Stored items:
=-=-=

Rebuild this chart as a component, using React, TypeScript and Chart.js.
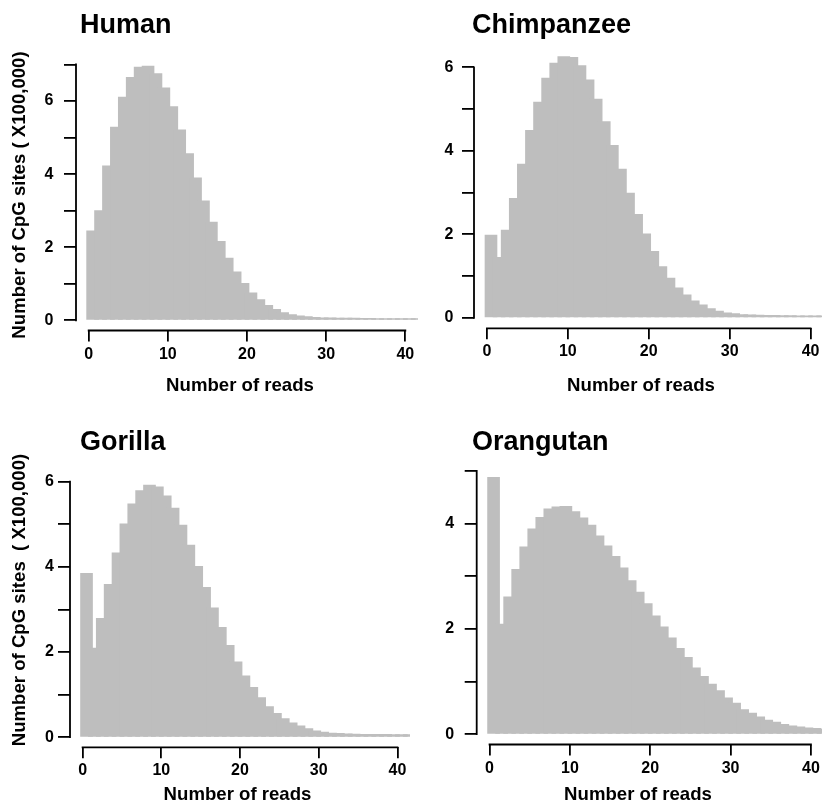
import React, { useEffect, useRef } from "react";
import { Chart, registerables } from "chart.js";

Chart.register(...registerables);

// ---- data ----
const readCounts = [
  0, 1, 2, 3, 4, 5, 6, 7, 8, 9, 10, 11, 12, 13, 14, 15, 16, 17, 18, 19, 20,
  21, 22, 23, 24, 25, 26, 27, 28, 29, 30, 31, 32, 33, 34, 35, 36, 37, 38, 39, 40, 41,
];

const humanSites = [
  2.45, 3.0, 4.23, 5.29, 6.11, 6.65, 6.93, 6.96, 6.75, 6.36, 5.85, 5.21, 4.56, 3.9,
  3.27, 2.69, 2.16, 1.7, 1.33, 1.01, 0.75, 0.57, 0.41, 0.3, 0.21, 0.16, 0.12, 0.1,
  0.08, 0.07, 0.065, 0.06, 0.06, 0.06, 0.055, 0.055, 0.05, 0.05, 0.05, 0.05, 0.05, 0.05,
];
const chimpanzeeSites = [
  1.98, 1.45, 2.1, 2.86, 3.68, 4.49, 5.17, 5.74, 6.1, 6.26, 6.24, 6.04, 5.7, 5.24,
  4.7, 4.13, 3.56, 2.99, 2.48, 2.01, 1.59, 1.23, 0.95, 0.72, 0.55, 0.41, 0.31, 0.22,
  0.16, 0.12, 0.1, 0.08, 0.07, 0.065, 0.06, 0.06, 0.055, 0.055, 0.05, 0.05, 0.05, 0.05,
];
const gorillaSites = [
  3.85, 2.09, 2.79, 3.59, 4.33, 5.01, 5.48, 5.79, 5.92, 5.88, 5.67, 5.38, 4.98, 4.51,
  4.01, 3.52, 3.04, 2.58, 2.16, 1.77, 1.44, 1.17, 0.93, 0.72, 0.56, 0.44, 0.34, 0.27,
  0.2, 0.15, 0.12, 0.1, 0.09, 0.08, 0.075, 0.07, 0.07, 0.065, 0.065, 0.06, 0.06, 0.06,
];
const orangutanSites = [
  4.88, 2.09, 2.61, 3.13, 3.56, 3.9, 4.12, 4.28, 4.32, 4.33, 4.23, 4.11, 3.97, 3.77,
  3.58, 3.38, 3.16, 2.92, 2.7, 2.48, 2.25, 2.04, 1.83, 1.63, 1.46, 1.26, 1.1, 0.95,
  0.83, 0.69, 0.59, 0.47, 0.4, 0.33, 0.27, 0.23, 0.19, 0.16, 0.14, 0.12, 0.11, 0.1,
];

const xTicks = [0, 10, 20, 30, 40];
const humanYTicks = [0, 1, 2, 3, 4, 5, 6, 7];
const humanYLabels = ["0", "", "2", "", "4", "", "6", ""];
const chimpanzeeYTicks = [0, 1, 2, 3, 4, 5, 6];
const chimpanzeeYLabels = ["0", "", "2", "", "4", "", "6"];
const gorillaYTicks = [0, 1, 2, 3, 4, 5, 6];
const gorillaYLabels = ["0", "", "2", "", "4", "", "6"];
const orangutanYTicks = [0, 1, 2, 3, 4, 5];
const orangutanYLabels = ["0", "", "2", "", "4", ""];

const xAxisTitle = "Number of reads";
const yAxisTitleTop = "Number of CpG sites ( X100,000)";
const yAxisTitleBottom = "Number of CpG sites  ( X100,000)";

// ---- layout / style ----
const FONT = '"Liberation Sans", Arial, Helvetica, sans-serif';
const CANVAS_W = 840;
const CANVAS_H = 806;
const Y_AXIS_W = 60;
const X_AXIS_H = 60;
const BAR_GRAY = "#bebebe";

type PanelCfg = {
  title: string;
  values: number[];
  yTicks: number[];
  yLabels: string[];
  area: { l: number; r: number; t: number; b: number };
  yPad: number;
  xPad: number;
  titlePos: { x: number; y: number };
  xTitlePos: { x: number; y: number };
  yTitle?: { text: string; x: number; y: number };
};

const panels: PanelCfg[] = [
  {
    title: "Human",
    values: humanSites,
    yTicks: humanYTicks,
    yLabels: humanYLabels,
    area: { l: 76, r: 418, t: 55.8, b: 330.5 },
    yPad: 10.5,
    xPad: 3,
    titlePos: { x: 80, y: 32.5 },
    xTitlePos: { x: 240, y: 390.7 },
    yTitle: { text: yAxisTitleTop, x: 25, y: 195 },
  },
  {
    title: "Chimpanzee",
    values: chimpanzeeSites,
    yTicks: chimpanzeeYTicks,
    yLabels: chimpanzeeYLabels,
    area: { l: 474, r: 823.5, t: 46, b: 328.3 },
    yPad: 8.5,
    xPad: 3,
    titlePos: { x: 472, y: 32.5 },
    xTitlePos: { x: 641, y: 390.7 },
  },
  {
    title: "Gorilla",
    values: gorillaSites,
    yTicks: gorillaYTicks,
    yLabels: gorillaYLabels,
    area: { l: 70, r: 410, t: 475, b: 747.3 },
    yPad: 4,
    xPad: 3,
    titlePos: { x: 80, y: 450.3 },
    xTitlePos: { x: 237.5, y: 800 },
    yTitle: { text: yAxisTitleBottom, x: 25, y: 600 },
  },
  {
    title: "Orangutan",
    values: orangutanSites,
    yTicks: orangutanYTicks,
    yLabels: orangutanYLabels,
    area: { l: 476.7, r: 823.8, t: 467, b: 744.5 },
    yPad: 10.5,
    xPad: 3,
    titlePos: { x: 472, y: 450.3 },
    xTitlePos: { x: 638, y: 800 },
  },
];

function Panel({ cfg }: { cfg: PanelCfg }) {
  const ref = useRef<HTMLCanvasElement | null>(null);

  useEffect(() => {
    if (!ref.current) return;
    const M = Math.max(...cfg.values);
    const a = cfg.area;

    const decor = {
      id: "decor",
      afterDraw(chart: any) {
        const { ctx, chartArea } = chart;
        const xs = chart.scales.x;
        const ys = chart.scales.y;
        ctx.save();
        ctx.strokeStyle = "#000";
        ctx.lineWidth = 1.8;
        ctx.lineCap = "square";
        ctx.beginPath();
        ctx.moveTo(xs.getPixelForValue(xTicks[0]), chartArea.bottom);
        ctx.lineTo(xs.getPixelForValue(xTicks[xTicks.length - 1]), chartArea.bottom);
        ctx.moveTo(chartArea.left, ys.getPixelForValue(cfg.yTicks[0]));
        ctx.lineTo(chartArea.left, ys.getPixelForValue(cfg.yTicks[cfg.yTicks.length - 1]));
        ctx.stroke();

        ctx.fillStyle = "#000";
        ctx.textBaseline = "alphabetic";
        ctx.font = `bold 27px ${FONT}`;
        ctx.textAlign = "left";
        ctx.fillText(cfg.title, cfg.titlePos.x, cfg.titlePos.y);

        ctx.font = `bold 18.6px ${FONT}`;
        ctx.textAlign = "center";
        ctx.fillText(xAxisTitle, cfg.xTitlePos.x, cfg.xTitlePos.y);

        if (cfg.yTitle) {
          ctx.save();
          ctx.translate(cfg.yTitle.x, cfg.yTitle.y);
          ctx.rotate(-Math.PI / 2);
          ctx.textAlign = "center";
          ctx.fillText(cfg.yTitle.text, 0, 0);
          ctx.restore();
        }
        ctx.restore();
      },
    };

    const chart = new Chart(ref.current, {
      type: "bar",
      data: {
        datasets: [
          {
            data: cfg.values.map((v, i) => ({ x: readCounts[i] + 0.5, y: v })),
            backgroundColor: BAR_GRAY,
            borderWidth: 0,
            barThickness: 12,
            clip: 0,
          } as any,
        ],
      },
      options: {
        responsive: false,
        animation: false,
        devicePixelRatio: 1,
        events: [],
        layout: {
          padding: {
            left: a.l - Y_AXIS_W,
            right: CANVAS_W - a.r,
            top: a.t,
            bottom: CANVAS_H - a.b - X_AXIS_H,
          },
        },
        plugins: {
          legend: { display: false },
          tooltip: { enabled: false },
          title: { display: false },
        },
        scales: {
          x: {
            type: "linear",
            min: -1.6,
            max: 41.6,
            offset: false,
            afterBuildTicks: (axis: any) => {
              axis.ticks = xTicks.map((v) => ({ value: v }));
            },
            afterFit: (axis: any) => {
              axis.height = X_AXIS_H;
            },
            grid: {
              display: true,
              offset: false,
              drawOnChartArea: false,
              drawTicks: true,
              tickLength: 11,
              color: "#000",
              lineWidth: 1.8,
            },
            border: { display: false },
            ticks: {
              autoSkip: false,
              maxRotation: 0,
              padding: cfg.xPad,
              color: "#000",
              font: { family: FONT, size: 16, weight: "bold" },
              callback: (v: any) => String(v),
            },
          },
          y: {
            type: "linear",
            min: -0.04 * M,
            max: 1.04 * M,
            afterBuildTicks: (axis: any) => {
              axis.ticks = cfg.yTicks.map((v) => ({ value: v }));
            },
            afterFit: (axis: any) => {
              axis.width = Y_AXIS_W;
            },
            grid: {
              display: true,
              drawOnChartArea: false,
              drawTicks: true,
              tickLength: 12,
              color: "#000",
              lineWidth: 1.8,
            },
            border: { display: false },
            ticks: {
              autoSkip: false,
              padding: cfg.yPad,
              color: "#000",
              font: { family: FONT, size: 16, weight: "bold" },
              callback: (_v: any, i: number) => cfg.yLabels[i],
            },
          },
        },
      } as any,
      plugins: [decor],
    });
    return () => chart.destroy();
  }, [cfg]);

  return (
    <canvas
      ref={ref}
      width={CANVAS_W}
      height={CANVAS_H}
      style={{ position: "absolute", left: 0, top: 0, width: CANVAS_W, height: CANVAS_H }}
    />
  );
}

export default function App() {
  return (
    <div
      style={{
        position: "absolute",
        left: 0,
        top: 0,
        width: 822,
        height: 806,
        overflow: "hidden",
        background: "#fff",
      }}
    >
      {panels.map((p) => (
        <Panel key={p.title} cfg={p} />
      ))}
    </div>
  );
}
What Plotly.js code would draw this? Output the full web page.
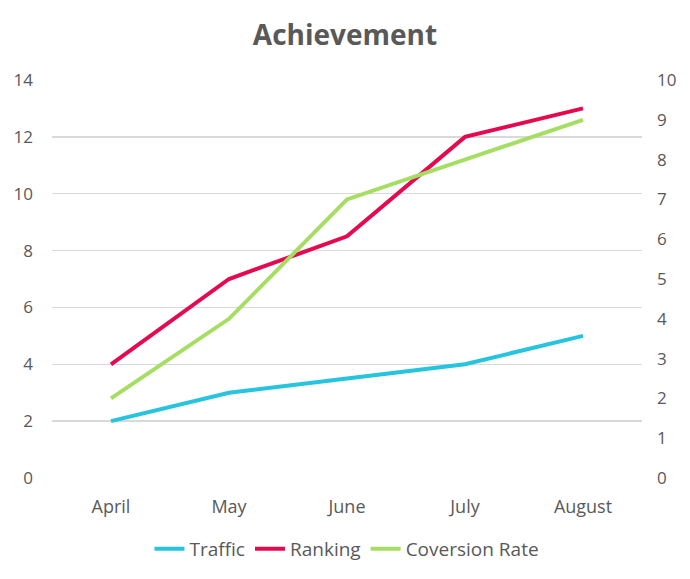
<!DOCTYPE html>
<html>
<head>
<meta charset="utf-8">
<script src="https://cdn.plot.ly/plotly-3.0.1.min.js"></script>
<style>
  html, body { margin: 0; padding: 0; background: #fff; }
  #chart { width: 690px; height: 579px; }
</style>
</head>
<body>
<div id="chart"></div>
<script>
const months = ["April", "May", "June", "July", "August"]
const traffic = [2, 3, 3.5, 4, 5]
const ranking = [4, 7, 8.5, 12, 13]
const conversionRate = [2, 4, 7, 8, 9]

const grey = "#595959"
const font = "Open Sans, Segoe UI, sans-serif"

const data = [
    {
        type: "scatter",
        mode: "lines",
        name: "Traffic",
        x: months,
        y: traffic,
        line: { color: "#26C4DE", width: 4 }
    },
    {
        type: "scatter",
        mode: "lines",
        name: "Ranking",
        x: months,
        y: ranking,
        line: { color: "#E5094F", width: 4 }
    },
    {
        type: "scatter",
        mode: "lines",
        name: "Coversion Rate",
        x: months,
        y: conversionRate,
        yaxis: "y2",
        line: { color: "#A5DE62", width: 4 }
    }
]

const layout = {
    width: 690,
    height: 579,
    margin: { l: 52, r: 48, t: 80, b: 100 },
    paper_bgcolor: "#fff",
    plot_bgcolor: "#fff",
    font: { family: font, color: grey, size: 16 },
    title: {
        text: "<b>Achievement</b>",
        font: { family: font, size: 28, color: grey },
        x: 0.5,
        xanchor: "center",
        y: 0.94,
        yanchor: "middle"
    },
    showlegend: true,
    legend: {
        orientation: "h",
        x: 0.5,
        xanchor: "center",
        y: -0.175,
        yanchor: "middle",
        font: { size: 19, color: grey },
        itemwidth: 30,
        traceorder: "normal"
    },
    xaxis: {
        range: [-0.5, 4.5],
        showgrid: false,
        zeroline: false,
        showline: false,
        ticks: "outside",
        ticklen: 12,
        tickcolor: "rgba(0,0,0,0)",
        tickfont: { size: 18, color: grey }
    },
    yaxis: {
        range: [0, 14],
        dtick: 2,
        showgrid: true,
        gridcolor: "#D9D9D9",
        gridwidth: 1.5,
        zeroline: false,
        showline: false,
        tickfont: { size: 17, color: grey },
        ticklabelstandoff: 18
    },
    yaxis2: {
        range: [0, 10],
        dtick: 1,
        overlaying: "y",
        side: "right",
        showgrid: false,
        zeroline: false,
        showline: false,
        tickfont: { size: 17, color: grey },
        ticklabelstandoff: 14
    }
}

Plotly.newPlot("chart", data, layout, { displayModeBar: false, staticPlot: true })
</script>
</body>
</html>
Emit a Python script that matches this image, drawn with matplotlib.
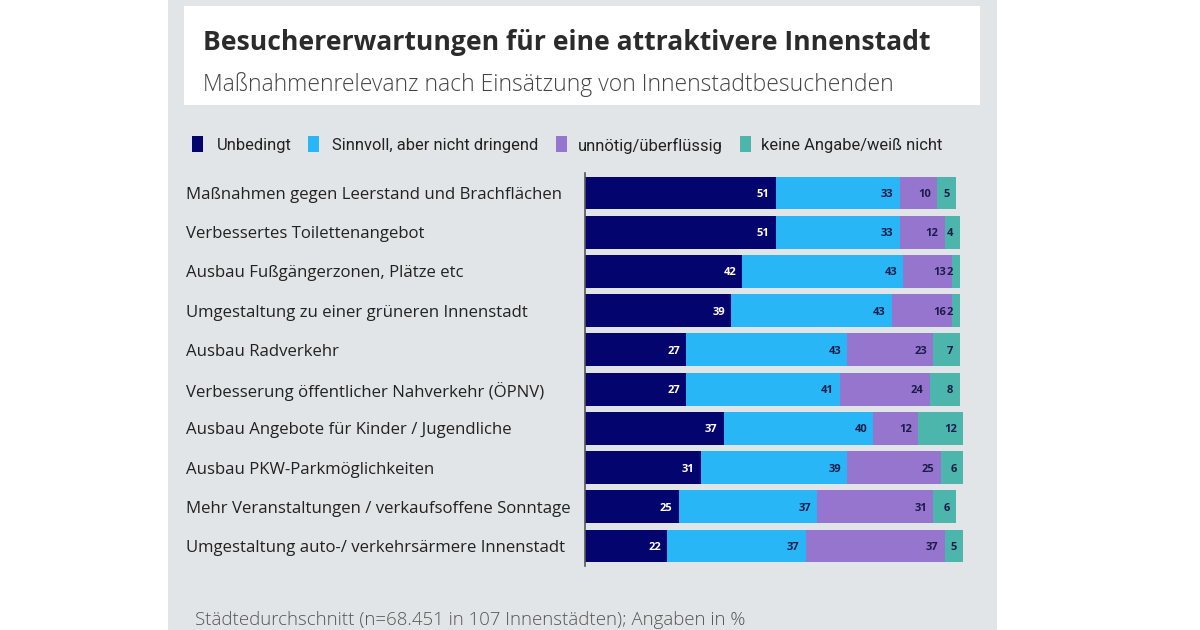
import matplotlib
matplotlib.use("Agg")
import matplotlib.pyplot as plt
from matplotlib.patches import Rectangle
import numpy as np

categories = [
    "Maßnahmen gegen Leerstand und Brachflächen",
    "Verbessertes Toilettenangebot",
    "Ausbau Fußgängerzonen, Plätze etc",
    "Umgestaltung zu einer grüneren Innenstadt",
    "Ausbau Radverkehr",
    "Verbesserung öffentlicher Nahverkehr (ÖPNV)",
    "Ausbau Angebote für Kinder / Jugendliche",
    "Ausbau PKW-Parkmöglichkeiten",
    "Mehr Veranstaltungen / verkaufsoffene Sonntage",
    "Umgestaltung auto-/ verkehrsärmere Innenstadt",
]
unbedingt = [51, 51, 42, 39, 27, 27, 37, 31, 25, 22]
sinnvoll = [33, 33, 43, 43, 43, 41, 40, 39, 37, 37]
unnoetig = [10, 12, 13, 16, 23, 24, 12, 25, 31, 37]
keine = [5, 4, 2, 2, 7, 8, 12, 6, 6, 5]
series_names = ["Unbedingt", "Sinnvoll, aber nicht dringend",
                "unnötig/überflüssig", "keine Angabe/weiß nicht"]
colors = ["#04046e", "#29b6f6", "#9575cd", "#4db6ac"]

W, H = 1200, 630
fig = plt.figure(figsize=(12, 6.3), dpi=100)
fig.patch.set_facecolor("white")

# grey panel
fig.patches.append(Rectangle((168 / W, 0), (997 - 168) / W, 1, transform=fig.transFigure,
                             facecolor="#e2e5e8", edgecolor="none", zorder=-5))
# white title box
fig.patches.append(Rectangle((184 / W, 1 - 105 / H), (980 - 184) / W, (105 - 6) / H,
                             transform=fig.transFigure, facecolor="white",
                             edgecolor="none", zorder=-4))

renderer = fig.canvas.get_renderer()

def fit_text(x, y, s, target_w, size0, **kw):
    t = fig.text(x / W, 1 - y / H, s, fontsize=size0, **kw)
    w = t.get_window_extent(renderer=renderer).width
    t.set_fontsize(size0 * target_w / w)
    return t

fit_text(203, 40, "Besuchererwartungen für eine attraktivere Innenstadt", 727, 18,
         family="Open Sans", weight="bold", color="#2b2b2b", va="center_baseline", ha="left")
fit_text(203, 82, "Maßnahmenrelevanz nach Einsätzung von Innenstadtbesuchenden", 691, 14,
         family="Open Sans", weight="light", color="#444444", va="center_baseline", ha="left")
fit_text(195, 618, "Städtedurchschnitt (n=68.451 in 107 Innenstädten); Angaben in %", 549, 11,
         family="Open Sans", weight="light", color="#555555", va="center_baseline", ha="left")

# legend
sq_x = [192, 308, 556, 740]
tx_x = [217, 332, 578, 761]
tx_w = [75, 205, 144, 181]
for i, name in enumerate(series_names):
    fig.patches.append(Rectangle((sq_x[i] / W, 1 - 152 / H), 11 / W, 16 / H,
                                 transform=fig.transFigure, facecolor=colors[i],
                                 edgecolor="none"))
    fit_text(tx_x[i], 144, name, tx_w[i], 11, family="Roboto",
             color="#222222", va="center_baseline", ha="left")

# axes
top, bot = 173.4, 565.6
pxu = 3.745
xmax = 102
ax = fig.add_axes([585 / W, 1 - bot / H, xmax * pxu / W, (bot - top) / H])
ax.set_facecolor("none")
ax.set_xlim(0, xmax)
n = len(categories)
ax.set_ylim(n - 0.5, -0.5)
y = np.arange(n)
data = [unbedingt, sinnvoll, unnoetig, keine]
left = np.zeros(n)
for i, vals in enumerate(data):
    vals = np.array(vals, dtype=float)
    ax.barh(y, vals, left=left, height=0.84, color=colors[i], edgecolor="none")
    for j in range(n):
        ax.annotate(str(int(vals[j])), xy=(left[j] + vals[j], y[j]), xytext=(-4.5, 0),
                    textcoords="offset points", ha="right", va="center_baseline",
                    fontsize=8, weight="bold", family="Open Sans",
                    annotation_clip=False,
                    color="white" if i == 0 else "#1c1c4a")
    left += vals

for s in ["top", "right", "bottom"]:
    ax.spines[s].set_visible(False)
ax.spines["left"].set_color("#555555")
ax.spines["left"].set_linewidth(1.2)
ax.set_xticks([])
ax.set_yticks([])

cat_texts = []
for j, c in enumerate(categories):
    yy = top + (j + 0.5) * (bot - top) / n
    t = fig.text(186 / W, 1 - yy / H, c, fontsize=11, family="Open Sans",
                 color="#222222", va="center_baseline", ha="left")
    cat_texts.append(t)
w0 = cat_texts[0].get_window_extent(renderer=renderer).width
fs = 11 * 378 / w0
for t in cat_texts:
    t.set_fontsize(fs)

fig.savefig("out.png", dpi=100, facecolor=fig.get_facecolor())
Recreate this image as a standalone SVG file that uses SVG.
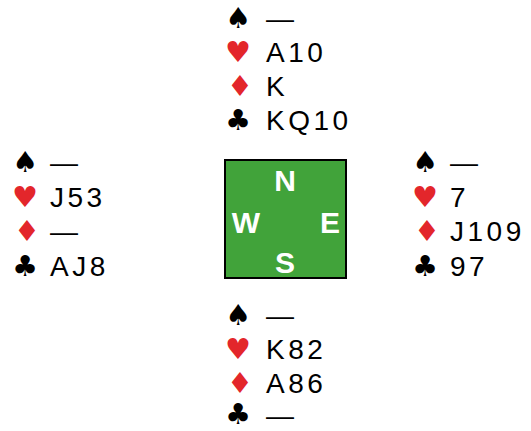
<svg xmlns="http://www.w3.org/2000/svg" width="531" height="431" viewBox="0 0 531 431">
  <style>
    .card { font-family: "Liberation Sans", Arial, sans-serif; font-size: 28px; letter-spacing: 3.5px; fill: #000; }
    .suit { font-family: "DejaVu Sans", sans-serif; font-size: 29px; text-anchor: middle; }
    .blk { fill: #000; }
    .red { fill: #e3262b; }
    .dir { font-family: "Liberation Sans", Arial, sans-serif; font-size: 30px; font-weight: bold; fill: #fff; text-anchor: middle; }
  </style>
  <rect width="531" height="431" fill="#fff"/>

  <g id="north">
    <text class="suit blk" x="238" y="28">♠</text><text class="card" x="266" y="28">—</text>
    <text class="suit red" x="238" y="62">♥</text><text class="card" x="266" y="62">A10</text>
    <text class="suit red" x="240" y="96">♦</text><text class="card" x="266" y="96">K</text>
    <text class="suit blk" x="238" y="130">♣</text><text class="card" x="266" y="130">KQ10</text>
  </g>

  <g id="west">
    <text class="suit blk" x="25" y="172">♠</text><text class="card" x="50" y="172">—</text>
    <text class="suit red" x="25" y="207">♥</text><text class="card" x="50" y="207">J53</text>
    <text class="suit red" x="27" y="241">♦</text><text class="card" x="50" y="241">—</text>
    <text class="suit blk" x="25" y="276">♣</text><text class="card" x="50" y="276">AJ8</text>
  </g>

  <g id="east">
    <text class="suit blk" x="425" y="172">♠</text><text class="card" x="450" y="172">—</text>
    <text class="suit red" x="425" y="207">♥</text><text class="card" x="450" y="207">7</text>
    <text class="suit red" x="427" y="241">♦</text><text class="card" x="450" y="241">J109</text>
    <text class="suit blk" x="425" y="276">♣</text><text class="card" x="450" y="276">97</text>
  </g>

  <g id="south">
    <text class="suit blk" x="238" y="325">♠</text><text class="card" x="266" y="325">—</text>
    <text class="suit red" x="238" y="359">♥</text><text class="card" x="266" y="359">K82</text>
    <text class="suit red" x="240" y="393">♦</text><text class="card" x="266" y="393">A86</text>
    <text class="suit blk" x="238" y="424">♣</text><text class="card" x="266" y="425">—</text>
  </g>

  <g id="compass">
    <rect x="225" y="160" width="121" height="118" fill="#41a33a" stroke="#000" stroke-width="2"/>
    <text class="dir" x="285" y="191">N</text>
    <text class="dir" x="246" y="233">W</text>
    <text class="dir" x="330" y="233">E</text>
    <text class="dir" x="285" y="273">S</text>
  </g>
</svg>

=-=-=

[Problem details]: Repeat word for word the lines above, from the first entry through the line containing "Chart.register(...registerables);", with both ends kept and the pictures dropped.

[Output of the task]:
Rebuild this chart as a component, using React, TypeScript and Chart.js.
import React, { useEffect, useRef } from "react";
import { Chart, registerables } from "chart.js";

Chart.register(...registerables);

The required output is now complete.